--- Source excerpt ---

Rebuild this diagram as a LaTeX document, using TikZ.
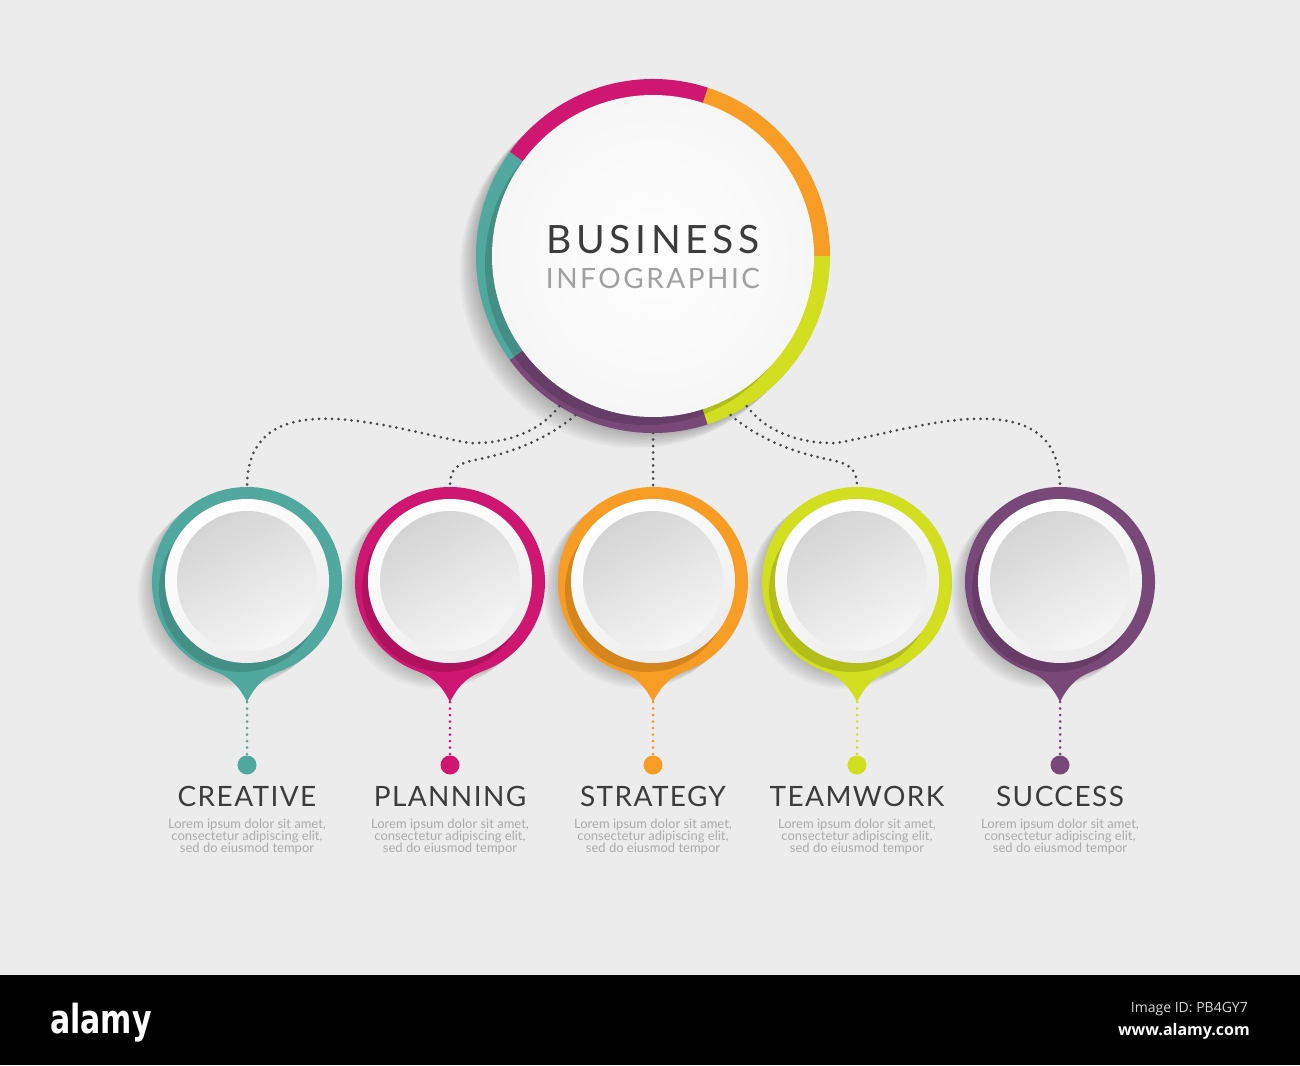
\documentclass[tikz,border=0pt]{standalone}
\usepackage{fontspec}
\setmainfont{Lato}
\newfontfamily\bandfont{DejaVu Sans}
\newfontfamily\idfont{Open Sans}

\definecolor{bg}{RGB}{236,236,236}
\definecolor{cteal}{RGB}{80,168,158}
\definecolor{cmagenta}{RGB}{207,22,112}
\definecolor{corange}{RGB}{247,156,36}
\definecolor{clime}{RGB}{210,222,32}
\definecolor{cpurple}{RGB}{120,72,120}
\definecolor{dotgrey}{RGB}{72,72,72}
\definecolor{headgrey}{RGB}{60,60,60}
\definecolor{subgrey}{RGB}{160,160,160}
\definecolor{loremgrey}{RGB}{172,172,172}
\definecolor{discgrey}{RGB}{212,212,212}
\definecolor{disclight}{RGB}{246,246,246}

\tikzset{
  dotline/.style={dotgrey, line width=3pt, line cap=round, dash pattern=on 0pt off 6.5pt},
  shadowlayer/.style={black, opacity=.022},
  hub/.style={circle, minimum size=354pt, inner sep=0pt, outer sep=0pt},
  pin/.style={circle, minimum size=190pt, inner sep=0pt, outer sep=0pt},
  endball/.style={circle, minimum size=19pt, inner sep=0pt, outer sep=0pt}
}

\begin{document}
\begin{tikzpicture}[x=1pt,y=1pt]
  \useasboundingbox (0,0) rectangle (1300,-1065);
  \fill[bg] (0,0) rectangle (1300,-1065);

  % hub
  \node[hub] (main) at (653,-256) {};
  \foreach \k in {0,...,11}
    \fill[shadowlayer] (653-1.5*\k,-256-1.4*\k) circle (177);
  \foreach \a/\col in {0/corange,72/cmagenta,144/cteal,216/cpurple,288/clime}
    \fill[\col] (main.center) -- ++(\a:177) arc[start angle=\a, end angle=\a+72, radius=177] -- cycle;
  \fill[black, opacity=.15] ([shift={(-7,-8)}]main.center) circle (161);
  \shade[inner color=white, outer color=disclight] (main.center) circle (161);
  \node[anchor=base, headgrey, font=\fontsize{39}{39}\selectfont\addfontfeatures{LetterSpace=12}] (title) at (653,-253) {BUSINESS};
  \node[anchor=base, subgrey, font=\fontsize{28}{28}\selectfont\addfontfeatures{LetterSpace=9}] (subtitle) at (653,-288) {INFOGRAPHIC};

  % five pins
  \foreach \x/\col/\nm/\txt in {247/cteal/creative/CREATIVE, 450/cmagenta/planning/PLANNING, 653/corange/strategy/STRATEGY, 857/clime/teamwork/TEAMWORK, 1060/cpurple/success/SUCCESS}{
    \foreach \k in {0,...,9}
      \fill[shadowlayer] (\x-1.6*\k,-582-1.3*\k) circle (95);
    \fill[\col] (\x,-582) ++(-70:95) arc[start angle=-70, end angle=250, radius=95]
      .. controls (\x-14,-678) and (\x-6,-690) .. (\x,-702)
      .. controls (\x+6,-690) and (\x+14,-678) .. cycle;
    \node[pin] (\nm) at (\x,-582) {};
    \coordinate (tip\nm) at (\x,-702);
    \fill[black, opacity=.14] (\x-6,-590) circle (82);
    \shade[top color=white, bottom color=bg, shading angle=30] (\x,-581) circle (82);
    \shade[top color=discgrey, bottom color=disclight, shading angle=30] (\x,-581) circle (70);
    \node[endball, fill=\col] (dot\nm) at (\x,-765) {};
    \draw[dotline, \col] (tip\nm) -- (dot\nm);
    \node[anchor=base, headgrey, font=\fontsize{28}{28}\selectfont\addfontfeatures{LetterSpace=5}] (label\nm) at (\x,-806) {\txt};
    \node[anchor=north, loremgrey, align=center, inner sep=0pt, font=\fontsize{13}{12}\selectfont] (text\nm) at (\x,-819)
      {Lorem ipsum dolor sit amet,\\consectetur adipiscing elit,\\sed do eiusmod tempor};
  }

  % connectors
  \draw[dotline] (main.238) .. controls (540,-432) and (505,-444) .. (470,-443)
    .. controls (400,-432) and (247,-375) .. (creative.north);
  \draw[dotline] (main.244) .. controls (540,-445) and (500,-455) .. (475,-460)
    .. controls (455,-464) and (450,-470) .. (planning.north);
  \draw[dotline] (main.south) -- (strategy.north);
  \draw[dotline] (main.296) .. controls (766,-445) and (806,-455) .. (831,-460)
    .. controls (851,-464) and (857,-470) .. (teamwork.north);
  \draw[dotline] (main.302) .. controls (766,-432) and (801,-444) .. (836,-443)
    .. controls (906,-432) and (1060,-375) .. (success.north);

  % band
  \fill[black] (0,-975) rectangle (1300,-1065);
  \node[anchor=base west, white, inner sep=0pt, font=\bandfont\bfseries\fontsize{40}{40}\selectfont] (logo) at (50,-1033) {\scalebox{0.75}[1]{alamy}};
  \node[anchor=base east, white!85!black, inner sep=0pt, font=\idfont\fontsize{14}{14}\selectfont] (imageid) at (1248,-1012) {Image ID: PB4GY7};
  \node[anchor=base east, white, inner sep=0pt, font=\idfont\bfseries\fontsize{16}{16}\selectfont] (website) at (1250,-1035) {www.alamy.com};
\end{tikzpicture}
\end{document}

--- Instructions to follow ---
Take the listing and print it again exactly, but without any pictures.

--- Finished answer ---
Rebuild this diagram as a LaTeX document, using TikZ.
\documentclass[tikz,border=0pt]{standalone}
\usepackage{fontspec}
\setmainfont{Lato}
\newfontfamily\bandfont{DejaVu Sans}
\newfontfamily\idfont{Open Sans}

\definecolor{bg}{RGB}{236,236,236}
\definecolor{cteal}{RGB}{80,168,158}
\definecolor{cmagenta}{RGB}{207,22,112}
\definecolor{corange}{RGB}{247,156,36}
\definecolor{clime}{RGB}{210,222,32}
\definecolor{cpurple}{RGB}{120,72,120}
\definecolor{dotgrey}{RGB}{72,72,72}
\definecolor{headgrey}{RGB}{60,60,60}
\definecolor{subgrey}{RGB}{160,160,160}
\definecolor{loremgrey}{RGB}{172,172,172}
\definecolor{discgrey}{RGB}{212,212,212}
\definecolor{disclight}{RGB}{246,246,246}

\tikzset{
  dotline/.style={dotgrey, line width=3pt, line cap=round, dash pattern=on 0pt off 6.5pt},
  shadowlayer/.style={black, opacity=.022},
  hub/.style={circle, minimum size=354pt, inner sep=0pt, outer sep=0pt},
  pin/.style={circle, minimum size=190pt, inner sep=0pt, outer sep=0pt},
  endball/.style={circle, minimum size=19pt, inner sep=0pt, outer sep=0pt}
}

\begin{document}
\begin{tikzpicture}[x=1pt,y=1pt]
  \useasboundingbox (0,0) rectangle (1300,-1065);
  \fill[bg] (0,0) rectangle (1300,-1065);

  % hub
  \node[hub] (main) at (653,-256) {};
  \foreach \k in {0,...,11}
    \fill[shadowlayer] (653-1.5*\k,-256-1.4*\k) circle (177);
  \foreach \a/\col in {0/corange,72/cmagenta,144/cteal,216/cpurple,288/clime}
    \fill[\col] (main.center) -- ++(\a:177) arc[start angle=\a, end angle=\a+72, radius=177] -- cycle;
  \fill[black, opacity=.15] ([shift={(-7,-8)}]main.center) circle (161);
  \shade[inner color=white, outer color=disclight] (main.center) circle (161);
  \node[anchor=base, headgrey, font=\fontsize{39}{39}\selectfont\addfontfeatures{LetterSpace=12}] (title) at (653,-253) {BUSINESS};
  \node[anchor=base, subgrey, font=\fontsize{28}{28}\selectfont\addfontfeatures{LetterSpace=9}] (subtitle) at (653,-288) {INFOGRAPHIC};

  % five pins
  \foreach \x/\col/\nm/\txt in {247/cteal/creative/CREATIVE, 450/cmagenta/planning/PLANNING, 653/corange/strategy/STRATEGY, 857/clime/teamwork/TEAMWORK, 1060/cpurple/success/SUCCESS}{
    \foreach \k in {0,...,9}
      \fill[shadowlayer] (\x-1.6*\k,-582-1.3*\k) circle (95);
    \fill[\col] (\x,-582) ++(-70:95) arc[start angle=-70, end angle=250, radius=95]
      .. controls (\x-14,-678) and (\x-6,-690) .. (\x,-702)
      .. controls (\x+6,-690) and (\x+14,-678) .. cycle;
    \node[pin] (\nm) at (\x,-582) {};
    \coordinate (tip\nm) at (\x,-702);
    \fill[black, opacity=.14] (\x-6,-590) circle (82);
    \shade[top color=white, bottom color=bg, shading angle=30] (\x,-581) circle (82);
    \shade[top color=discgrey, bottom color=disclight, shading angle=30] (\x,-581) circle (70);
    \node[endball, fill=\col] (dot\nm) at (\x,-765) {};
    \draw[dotline, \col] (tip\nm) -- (dot\nm);
    \node[anchor=base, headgrey, font=\fontsize{28}{28}\selectfont\addfontfeatures{LetterSpace=5}] (label\nm) at (\x,-806) {\txt};
    \node[anchor=north, loremgrey, align=center, inner sep=0pt, font=\fontsize{13}{12}\selectfont] (text\nm) at (\x,-819)
      {Lorem ipsum dolor sit amet,\\consectetur adipiscing elit,\\sed do eiusmod tempor};
  }

  % connectors
  \draw[dotline] (main.238) .. controls (540,-432) and (505,-444) .. (470,-443)
    .. controls (400,-432) and (247,-375) .. (creative.north);
  \draw[dotline] (main.244) .. controls (540,-445) and (500,-455) .. (475,-460)
    .. controls (455,-464) and (450,-470) .. (planning.north);
  \draw[dotline] (main.south) -- (strategy.north);
  \draw[dotline] (main.296) .. controls (766,-445) and (806,-455) .. (831,-460)
    .. controls (851,-464) and (857,-470) .. (teamwork.north);
  \draw[dotline] (main.302) .. controls (766,-432) and (801,-444) .. (836,-443)
    .. controls (906,-432) and (1060,-375) .. (success.north);

  % band
  \fill[black] (0,-975) rectangle (1300,-1065);
  \node[anchor=base west, white, inner sep=0pt, font=\bandfont\bfseries\fontsize{40}{40}\selectfont] (logo) at (50,-1033) {\scalebox{0.75}[1]{alamy}};
  \node[anchor=base east, white!85!black, inner sep=0pt, font=\idfont\fontsize{14}{14}\selectfont] (imageid) at (1248,-1012) {Image ID: PB4GY7};
  \node[anchor=base east, white, inner sep=0pt, font=\idfont\bfseries\fontsize{16}{16}\selectfont] (website) at (1250,-1035) {www.alamy.com};
\end{tikzpicture}
\end{document}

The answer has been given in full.